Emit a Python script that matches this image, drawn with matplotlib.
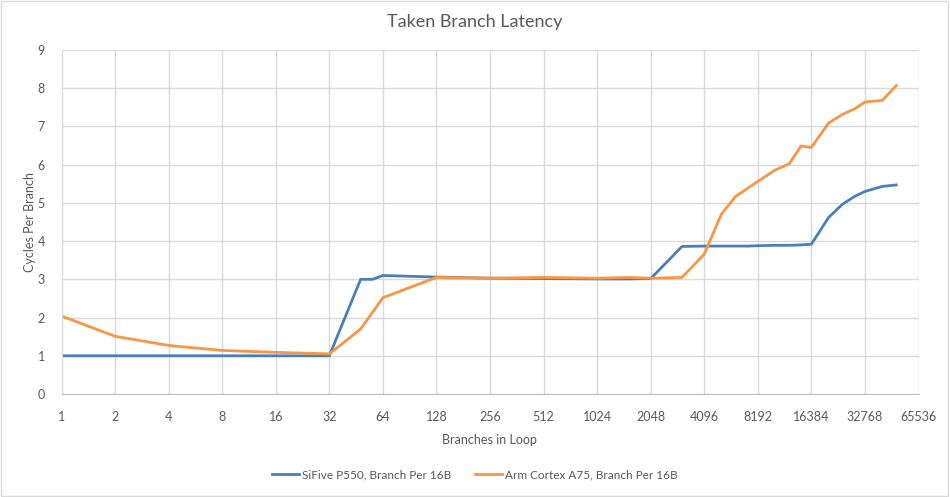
import matplotlib
matplotlib.use("Agg")
import matplotlib.pyplot as plt
from matplotlib.ticker import FixedLocator, NullLocator

# SiFive P550 series
x_p550 = [1, 2, 4, 8, 16, 32, 48, 56, 64, 128, 256, 512, 1024, 1536, 2048,
          3072, 4096, 5120, 6144, 7168, 8192, 10240, 12288, 14336, 16384,
          20480, 24576, 28672, 32768, 40960, 49152]
y_p550 = [1.0, 1.0, 1.0, 1.0, 1.0, 1.0, 3.0, 3.0, 3.1, 3.06, 3.03, 3.02, 3.01, 3.01, 3.02,
          3.86, 3.87, 3.87, 3.87, 3.87, 3.88, 3.89, 3.89, 3.90, 3.92,
          4.62, 4.97, 5.17, 5.30, 5.43, 5.47]

# Arm Cortex A75 series
x_a75 = [1, 2, 4, 8, 16, 32, 48, 64, 128, 256, 512, 1024, 1536, 2048,
         3072, 4096, 5120, 6144, 7168, 8192, 10240, 12288, 14336, 16384,
         20480, 24576, 28672, 32768, 40960, 49152]
y_a75 = [2.04, 1.51, 1.27, 1.14, 1.09, 1.05, 1.70, 2.52, 3.05, 3.03, 3.05, 3.03, 3.05, 3.03,
         3.05, 3.66, 4.71, 5.17, 5.38, 5.56, 5.86, 6.02, 6.49, 6.45,
         7.09, 7.32, 7.46, 7.64, 7.68, 8.07]

xticks = [2 ** i for i in range(17)]
yticks = list(range(10))

text_col = "#595959"
grid_col = "#d9d9d9"
plt.rcParams["font.family"] = ["Lato", "DejaVu Sans"]

fig = plt.figure(figsize=(9.5, 4.97), dpi=100)
ax = fig.add_axes([61.5 / 950, 1 - 394 / 497, (918.5 - 61.5) / 950, (394 - 50) / 497])

ax.plot(x_p550, y_p550, color="#4A7EBB", linewidth=2.0, label="SiFive P550, Branch Per 16B")
ax.plot(x_a75, y_a75, color="#F79646", linewidth=2.0, label="Arm Cortex A75, Branch Per 16B")

ax.set_xscale("log", base=2)
ax.set_xlim(1, 65536)
ax.set_ylim(0, 9)
ax.xaxis.set_major_locator(FixedLocator(xticks))
ax.xaxis.set_minor_locator(NullLocator())
ax.set_xticklabels([str(v) for v in xticks])
ax.set_yticks(yticks)
ax.tick_params(axis="both", length=0, labelsize=9, colors=text_col)
ax.tick_params(axis="x", pad=12)
ax.tick_params(axis="y", pad=12)
ax.grid(True, color=grid_col, linewidth=1)
ax.set_axisbelow(True)
for s in ["top", "right"]:
    ax.spines[s].set_visible(False)
ax.spines["left"].set_color(grid_col)
ax.spines["bottom"].set_color("#bfbfbf")

fig.text(0.5, 1 - 22 / 497, "Taken Branch Latency", ha="center", va="center",
         fontsize=13, color=text_col)
fig.text(489 / 950, 1 - 440 / 497, "Branches in Loop", ha="center", va="center",
         fontsize=9, color=text_col)
fig.text(30 / 950, 1 - 222 / 497, "Cycles Per Branch", ha="center", va="center",
         rotation=90, fontsize=9, color=text_col)

fig.legend(loc="center", bbox_to_anchor=(0.5, 1 - 475 / 497), ncol=2, frameon=False,
           fontsize=8.5, labelcolor=text_col, handlelength=2.3, handletextpad=0.25,
           columnspacing=2.0, borderpad=0.2)

fig.patches.append(plt.Rectangle((0.001, 0.002), 0.997, 0.996, transform=fig.transFigure,
                                 fill=False, edgecolor="#d9d9d9", linewidth=1))

fig.savefig("out.png", dpi=100)
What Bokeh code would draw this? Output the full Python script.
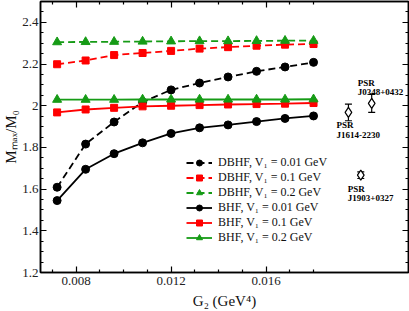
import math
from bokeh.plotting import figure
from bokeh.models import (Range1d, FixedTicker, LinearAxis, Legend, LegendItem,
                          Whisker, ColumnDataSource, CustomJSTickFormatter)
from bokeh.core.properties import value
from bokeh.embed import file_html
from bokeh.resources import INLINE

# ---------------- data ----------------
g2 = [0.0072, 0.0084, 0.0096, 0.0108, 0.0120, 0.0132, 0.0144, 0.0156, 0.0168, 0.0180]
dbhf_v001 = [1.609, 1.816, 1.922, 2.018, 2.076, 2.109, 2.138, 2.165, 2.186, 2.208]
dbhf_v01 = [2.199, 2.217, 2.243, 2.253, 2.263, 2.274, 2.281, 2.288, 2.293, 2.296]
dbhf_v02 = [2.305, 2.306, 2.307, 2.308, 2.309, 2.310, 2.310, 2.311, 2.312, 2.312]
bhf_v001 = [1.545, 1.695, 1.770, 1.822, 1.867, 1.894, 1.908, 1.924, 1.939, 1.951]
bhf_v01 = [1.968, 1.982, 1.990, 1.997, 2.000, 2.003, 2.006, 2.008, 2.010, 2.013]
bhf_v02 = [2.029, 2.029, 2.029, 2.030, 2.030, 2.030, 2.030, 2.030, 2.030, 2.031]

series_labels = ["DBHF, V\u2081 = 0.01 GeV", "DBHF, V\u2081 = 0.1 GeV", "DBHF, V\u2081 = 0.2 GeV",
                 "BHF, V\u2081 = 0.01 GeV", "BHF, V\u2081 = 0.1 GeV", "BHF, V\u2081 = 0.2 GeV"]

psr_names = ["J1614-2230", "J0348+0432", "J1903+0327"]
psr_g2 = [0.01947, 0.02045, 0.01999]
psr_mass = [1.968, 2.011, 1.667]
psr_err = [0.040, 0.043, 0.016]

x_title = "G\u2082 (GeV\u2074)"
y_title = "M\u2098\u2090\u2093/M\u2080"

x_major = [0.008, 0.012, 0.016]
x_major_labels = ["0.008", "0.012", "0.016"]
x_minor = [0.007, 0.009, 0.010, 0.011, 0.013, 0.014, 0.015, 0.017, 0.018]
y_major = [1.2, 1.4, 1.6, 1.8, 2.0, 2.2, 2.4]
y_major_labels = ["1.2", "1.4", "1.6", "1.8", "2", "2.2", "2.4"]
y_minor = [1.25, 1.3, 1.35, 1.45, 1.5, 1.55, 1.65, 1.7, 1.75, 1.85, 1.9, 1.95,
           2.05, 2.1, 2.15, 2.25, 2.3, 2.35, 2.45]

# ---------------- style ----------------
BLACK = "#000000"
RED = "#ff0000"
GREEN = "#169b16"
SERIF = "Liberation Serif"

p = figure(width=409, height=311, output_backend="svg", toolbar_location=None,
           x_range=Range1d(0.0065, 0.022), y_range=Range1d(1.2, 2.5),
           min_border_left=39, min_border_right=1, min_border_top=1, min_border_bottom=38,
           x_axis_type=None, y_axis_type=None)
p.grid.visible = False
p.outline_line_color = BLACK
p.outline_line_width = 1.5
p.background_fill_color = "white"
p.border_fill_color = "white"

xt = FixedTicker(ticks=x_major, minor_ticks=x_minor)
yt = FixedTicker(ticks=y_major, minor_ticks=y_minor)
blank = CustomJSTickFormatter(code="return ''")


def style_axis(ax):
    ax.axis_line_color = BLACK
    ax.axis_line_width = 1.5
    ax.major_tick_in = 6
    ax.major_tick_out = 0
    ax.minor_tick_in = 3
    ax.minor_tick_out = 0
    ax.major_tick_line_color = BLACK
    ax.minor_tick_line_color = BLACK
    ax.major_tick_line_width = 1.2
    ax.minor_tick_line_width = 1.2
    ax.major_label_text_font = SERIF
    ax.major_label_text_font_size = "13px"
    ax.major_label_text_color = "#222222"
    ax.axis_label_text_font = SERIF
    ax.axis_label_text_font_style = "normal"
    ax.axis_label_text_color = "#111111"


xb = LinearAxis(ticker=xt, major_label_overrides=dict(zip(x_major, x_major_labels)),
                axis_label=x_title)
style_axis(xb)
xb.major_label_standoff = 4
xb.axis_label_standoff = 5
xb.axis_label_text_font_size = "15px"
p.add_layout(xb, "below")
yl = LinearAxis(ticker=yt, major_label_overrides=dict(zip(y_major, y_major_labels)),
                axis_label=y_title)
style_axis(yl)
yl.major_label_standoff = 2
yl.axis_label_standoff = 0
yl.axis_label_text_font_size = "15px"
p.add_layout(yl, "left")
xa = LinearAxis(ticker=xt, formatter=blank)
style_axis(xa)
xa.major_label_standoff = 0
p.add_layout(xa, "above")
yr = LinearAxis(ticker=yt, formatter=blank)
style_axis(yr)
yr.major_label_standoff = 0
p.add_layout(yr, "right")

# ---------------- series ----------------
series = [
    (dbhf_v001, BLACK, "circle", 8, "dashed"),
    (dbhf_v01, RED, "square", 7, "dashed"),
    (dbhf_v02, GREEN, "triangle", 9, "dashed"),
    (bhf_v001, BLACK, "circle", 8, "solid"),
    (bhf_v01, RED, "square", 7, "solid"),
    (bhf_v02, GREEN, "triangle", 9, "solid"),
]
draw_order = [3, 0, 4, 1, 5, 2]
items = {}
for i in draw_order:
    ys, col, mk, sz, dash = series[i]
    src = ColumnDataSource(dict(x=g2, y=ys))
    ld = "7 4" if dash == "dashed" else "solid"
    lr = p.line("x", "y", source=src, line_color=col, line_width=1.8, line_dash=ld)
    sr = p.scatter("x", "y", source=src, marker=mk, size=sz, fill_color=col, line_color=col)
    items[i] = LegendItem(label=series_labels[i], renderers=[lr, sr])

legend = Legend(items=[items[i] for i in range(6)], location=(146, 27))
legend.background_fill_alpha = 0
legend.border_line_color = None
legend.padding = 0
legend.margin = 0
legend.spacing = 0
legend.glyph_width = 26
legend.glyph_height = 15
legend.label_height = 15
legend.label_standoff = 6
legend.label_text_font = SERIF
legend.label_text_font_size = "12px"
legend.label_text_color = "#111111"
p.add_layout(legend, "center")

# ---------------- pulsars ----------------
psr_src = ColumnDataSource(dict(x=psr_g2, y=psr_mass,
                                lo=[m - e for m, e in zip(psr_mass, psr_err)],
                                hi=[m + e for m, e in zip(psr_mass, psr_err)]))
wh = Whisker(source=psr_src, base="x", lower="lo", upper="hi", dimension="height",
             line_color=BLACK, line_width=1.2)
for head in (wh.upper_head, wh.lower_head):
    head.size = 7
    head.line_color = BLACK
    head.line_width = 1.2
p.add_layout(wh)
p.scatter("x", "y", source=psr_src, marker="diamond", size=10,
          fill_color="white", line_color=BLACK, line_width=1.2)

# label offsets (px) relative to each pulsar point: (dx, dy_PSR, dy_name)
psr_offsets = [(-12, 13, 23), (-14, -20, -11), (-13, 14, 23)]
for name, gx, my, (dx, d1, d2) in zip(psr_names, psr_g2, psr_mass, psr_offsets):
    for txt, dy in (("PSR", d1), (name, d2)):
        p.text(x=[gx], y=[my], text=[txt], x_offset=dx, y_offset=dy,
               text_font=value(SERIF), text_font_size="9px", text_font_style="bold",
               text_color=BLACK, text_baseline="alphabetic", text_align="left")

open("out.html", "w").write(file_html(p, INLINE))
======
## Required work
Locate all lines in the listing above with the word "matplotlib". Copy them.

## Result for this task
Emit a Python script that matches this image, drawn with matplotlib.
import matplotlib
matplotlib.use("Agg")
import matplotlib.pyplot as plt
from matplotlib.ticker import FixedLocator, NullLocator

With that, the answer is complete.